▸ **Your instructions**
Retype all of the listing exactly, passing over any picture you find.
#### Supplied material ####
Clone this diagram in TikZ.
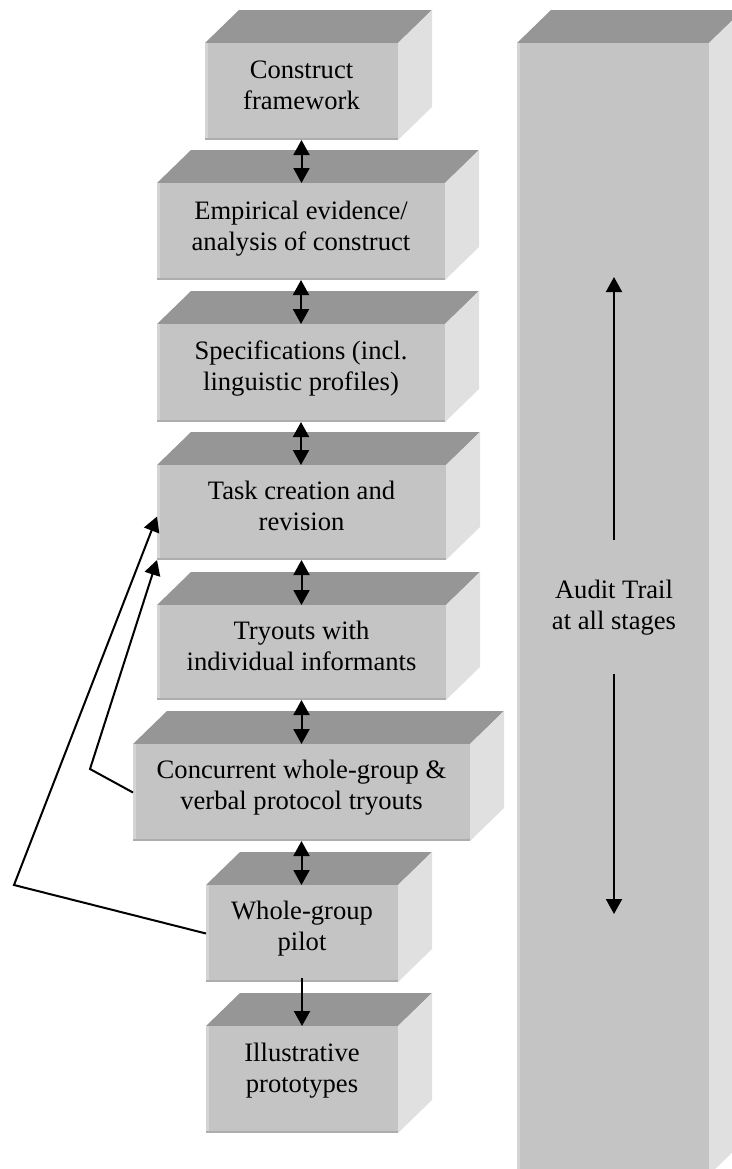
\documentclass[tikz,border=0pt]{standalone}
\usepackage{fontspec}
\setmainfont{Liberation Serif}
\usetikzlibrary{arrows.meta,fit,calc}
\definecolor{faceC}{gray}{0.77}
\definecolor{topC}{gray}{0.59}
\definecolor{sideC}{gray}{0.88}
\definecolor{leftC}{gray}{0.83}
\definecolor{botC}{gray}{0.68}
\tikzset{
  face/.style={inner sep=0pt, outer sep=0pt, fill=faceC, draw=none},
  lbl/.style={align=center, inner sep=0pt, font=\fontsize{13.3}{15.2}\selectfont},
  link/.style={line width=1pt, black},
  dbl/.style={link, {Triangle[length=7.5pt,width=8pt]}-{Triangle[length=7.5pt,width=8pt]}},
  sgl/.style={link, -{Triangle[length=7.5pt,width=8pt]}},
}
% #1 name, #2 x1, #3 y1 (top), #4 x2, #5 y2 (bottom)
\newcommand\cubebox[5]{%
  \fill[topC] (#2,#3) -- (#2+34,#3-33) -- (#4+34,#3-33) -- (#4,#3) -- cycle;
  \fill[sideC] (#4,#3) -- (#4+34,#3-33) -- (#4+34,#5-33) -- (#4,#5) -- cycle;
  \node[face, fit={(#2,#3) (#4,#5)}] (#1) {};
  \fill[leftC] (#1.north west) rectangle ([xshift=1.25pt]#1.south west);
  \fill[botC] ([yshift=1pt]#1.south west) rectangle (#1.south east);
}
\begin{document}
\begin{tikzpicture}[x=0.5pt,y=-0.5pt]
\useasboundingbox (0,0) rectangle (732,1169);
\clip (0,0) rectangle (732,1169);

\cubebox{f1}{205}{43}{398}{140}
\cubebox{f2}{157}{183}{445}{280}
\cubebox{f3}{157}{324}{445}{422}
\cubebox{f4}{157}{465}{446}{560}
\cubebox{f5}{157}{605}{446}{700}
\cubebox{f6}{133}{744}{470}{841}
\cubebox{f7}{206}{885}{398}{982}
\cubebox{f8}{206}{1026}{398}{1133}
\cubebox{fa}{517}{43}{709}{1175}

% anchor=base is the baseline of the last line
\node[lbl, anchor=base] (t1) at (301.5,109) {Construct\\framework};
\node[lbl, anchor=base] (t2) at (301,250) {Empirical evidence/\\analysis of construct};
\node[lbl, anchor=base] (t3) at (301,390) {Specifications (incl.\\linguistic profiles)};
\node[lbl, anchor=base] (t4) at (301.5,530) {Task creation and\\revision};
\node[lbl, anchor=base] (t5) at (301.5,670) {Tryouts with\\individual informants};
\node[lbl, anchor=base] (t6) at (301.5,809) {Concurrent whole-group \&\\verbal protocol tryouts};
\node[lbl, anchor=base] (t7) at (302,950) {Whole-group\\pilot};
\node[lbl, anchor=base] (t8) at (302,1092) {Illustrative\\prototypes};
\node[lbl, anchor=base] (ta) at (614,629) {Audit Trail\\at all stages};

% vertical links
\draw[dbl] (f1.south) -- (f1.south |- f2.north);
\draw[dbl] (f2.south) -- (f2.south |- f3.north);
\draw[dbl] (f3.south) -- (f3.south |- f4.north);
\draw[dbl] (f4.south) -- (f4.south |- f5.north);
\draw[dbl] (f5.south) -- (f5.south |- f6.north);
\draw[dbl] (f6.south) -- (f6.south |- f7.north);
\draw[sgl] ([yshift=2pt]f7.south) -- (f7.south |- f8.north);

% feedback loops
\coordinate (b1) at (14,885);
\coordinate (b2) at (90,769);
\draw[sgl] (f7.west) -- (b1) -- ([yshift=-2pt]f4.west);
\draw[sgl] (f6.west) -- (b2) -- (f4.south west);

% audit arrows
\coordinate (au1) at (614,540);
\coordinate (au2) at (614,277);
\coordinate (ad1) at (614,674);
\coordinate (ad2) at (614,914);
\draw[sgl] (au1) -- (au2);
\draw[sgl] (ad1) -- (ad2);
\end{tikzpicture}
\end{document}
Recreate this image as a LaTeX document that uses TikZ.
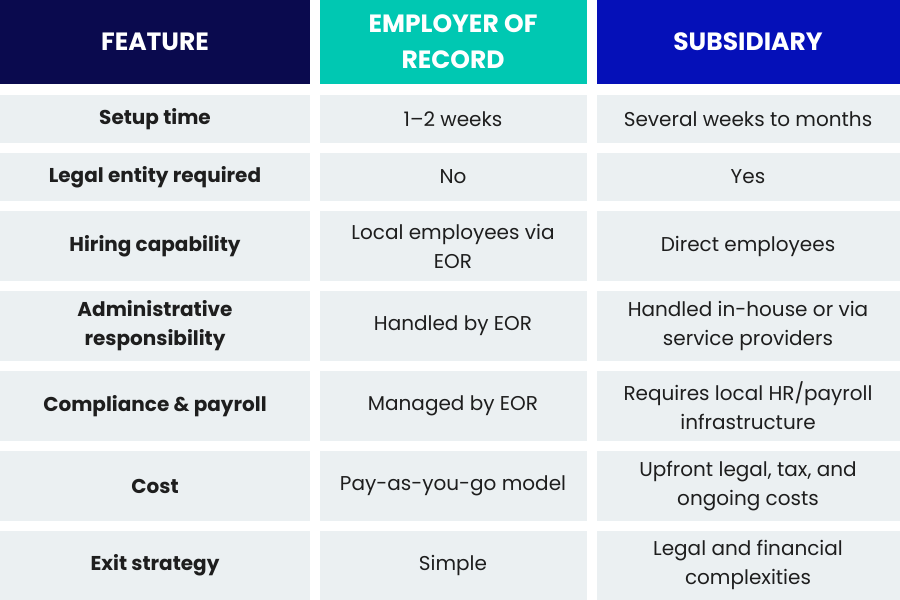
####
▸ **Written reply**
Clone this diagram in TikZ.
\documentclass[tikz,border=0pt]{standalone}
\usepackage{fontspec}
\setmainfont{Liberation Serif}
\usetikzlibrary{arrows.meta,fit,calc}
\definecolor{faceC}{gray}{0.77}
\definecolor{topC}{gray}{0.59}
\definecolor{sideC}{gray}{0.88}
\definecolor{leftC}{gray}{0.83}
\definecolor{botC}{gray}{0.68}
\tikzset{
  face/.style={inner sep=0pt, outer sep=0pt, fill=faceC, draw=none},
  lbl/.style={align=center, inner sep=0pt, font=\fontsize{13.3}{15.2}\selectfont},
  link/.style={line width=1pt, black},
  dbl/.style={link, {Triangle[length=7.5pt,width=8pt]}-{Triangle[length=7.5pt,width=8pt]}},
  sgl/.style={link, -{Triangle[length=7.5pt,width=8pt]}},
}
% #1 name, #2 x1, #3 y1 (top), #4 x2, #5 y2 (bottom)
\newcommand\cubebox[5]{%
  \fill[topC] (#2,#3) -- (#2+34,#3-33) -- (#4+34,#3-33) -- (#4,#3) -- cycle;
  \fill[sideC] (#4,#3) -- (#4+34,#3-33) -- (#4+34,#5-33) -- (#4,#5) -- cycle;
  \node[face, fit={(#2,#3) (#4,#5)}] (#1) {};
  \fill[leftC] (#1.north west) rectangle ([xshift=1.25pt]#1.south west);
  \fill[botC] ([yshift=1pt]#1.south west) rectangle (#1.south east);
}
\begin{document}
\begin{tikzpicture}[x=0.5pt,y=-0.5pt]
\useasboundingbox (0,0) rectangle (732,1169);
\clip (0,0) rectangle (732,1169);

\cubebox{f1}{205}{43}{398}{140}
\cubebox{f2}{157}{183}{445}{280}
\cubebox{f3}{157}{324}{445}{422}
\cubebox{f4}{157}{465}{446}{560}
\cubebox{f5}{157}{605}{446}{700}
\cubebox{f6}{133}{744}{470}{841}
\cubebox{f7}{206}{885}{398}{982}
\cubebox{f8}{206}{1026}{398}{1133}
\cubebox{fa}{517}{43}{709}{1175}

% anchor=base is the baseline of the last line
\node[lbl, anchor=base] (t1) at (301.5,109) {Construct\\framework};
\node[lbl, anchor=base] (t2) at (301,250) {Empirical evidence/\\analysis of construct};
\node[lbl, anchor=base] (t3) at (301,390) {Specifications (incl.\\linguistic profiles)};
\node[lbl, anchor=base] (t4) at (301.5,530) {Task creation and\\revision};
\node[lbl, anchor=base] (t5) at (301.5,670) {Tryouts with\\individual informants};
\node[lbl, anchor=base] (t6) at (301.5,809) {Concurrent whole-group \&\\verbal protocol tryouts};
\node[lbl, anchor=base] (t7) at (302,950) {Whole-group\\pilot};
\node[lbl, anchor=base] (t8) at (302,1092) {Illustrative\\prototypes};
\node[lbl, anchor=base] (ta) at (614,629) {Audit Trail\\at all stages};

% vertical links
\draw[dbl] (f1.south) -- (f1.south |- f2.north);
\draw[dbl] (f2.south) -- (f2.south |- f3.north);
\draw[dbl] (f3.south) -- (f3.south |- f4.north);
\draw[dbl] (f4.south) -- (f4.south |- f5.north);
\draw[dbl] (f5.south) -- (f5.south |- f6.north);
\draw[dbl] (f6.south) -- (f6.south |- f7.north);
\draw[sgl] ([yshift=2pt]f7.south) -- (f7.south |- f8.north);

% feedback loops
\coordinate (b1) at (14,885);
\coordinate (b2) at (90,769);
\draw[sgl] (f7.west) -- (b1) -- ([yshift=-2pt]f4.west);
\draw[sgl] (f6.west) -- (b2) -- (f4.south west);

% audit arrows
\coordinate (au1) at (614,540);
\coordinate (au2) at (614,277);
\coordinate (ad1) at (614,674);
\coordinate (ad2) at (614,914);
\draw[sgl] (au1) -- (au2);
\draw[sgl] (ad1) -- (ad2);
\end{tikzpicture}
\end{document}
Recreate this image as a LaTeX document that uses TikZ.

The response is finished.